New research from Carfax found 3.5 million used cars are currently for sale in the U.S. with unfixed safety recalls. There are about 300,000 in the state of Texas alone, according to NBCDFW.
Recalls work like this: When NHTSA receives enough complaints about a problem, or a serious enough complaint is made, an extensive investigation takes place. A recall is issued if an engineering analysis proves there is an inherent flaw in the vehicle's design. NHTSA then works with manufacturers to ensure customers are notified. Often several letters are sent over the course of a few years. Ford, for instance, told NBCDFW they send out five notifications over four years to warn customers about recall issues. The owner then takes the car in for a free fix.

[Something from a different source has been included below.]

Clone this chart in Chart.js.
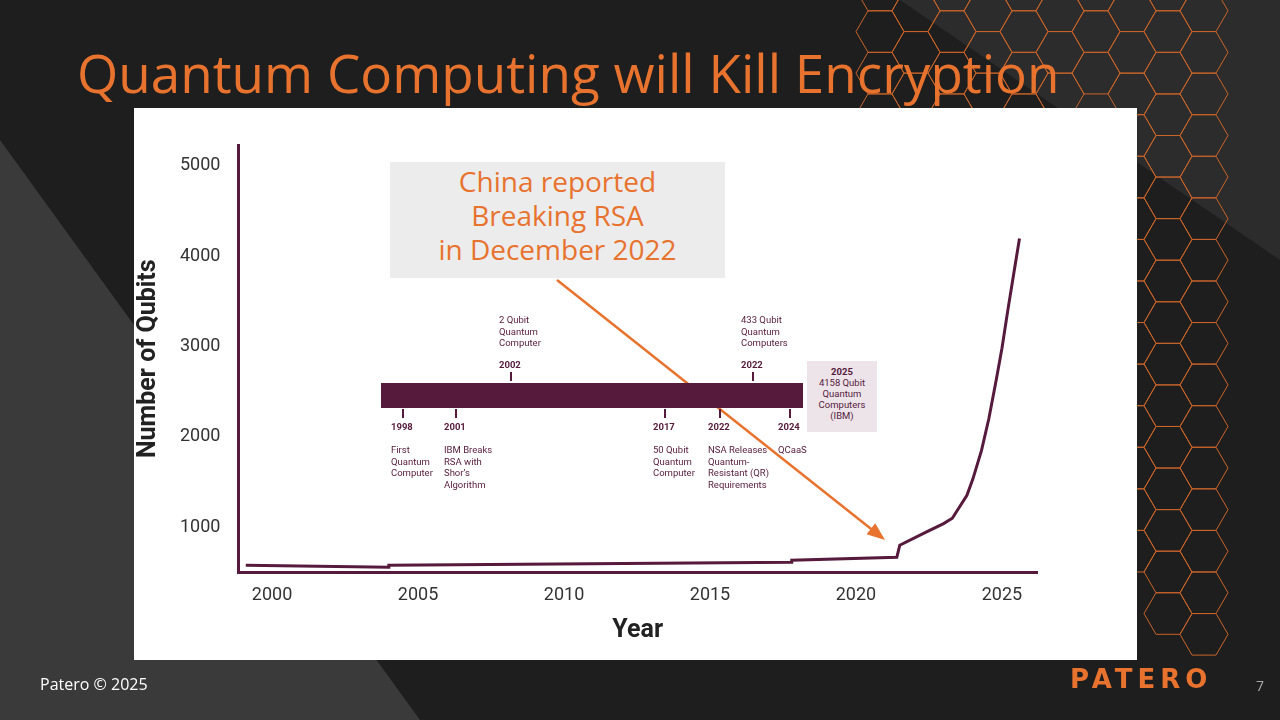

The problem here is that the owner is not required to have the work done nor are they required to notify a potential buyer of the car that the work was never completed. Thus, major repairs can be overlooked when buying or selling a used vehicle. With the current fleet of cars on the road the oldest in history, dangerous problems potentially go unfixed for years.
If you're concerned your car may have been recalled under a past owner, Carfax provides a service for looking up recalled vehicles free of charge. All that you need is the car's 17-digit Vehicle Identification Number. By August, a NHTSA ruling last summer will go into effect requiring all major auto and motorcycle manufacturers to also provide consumers with a searchable recall database.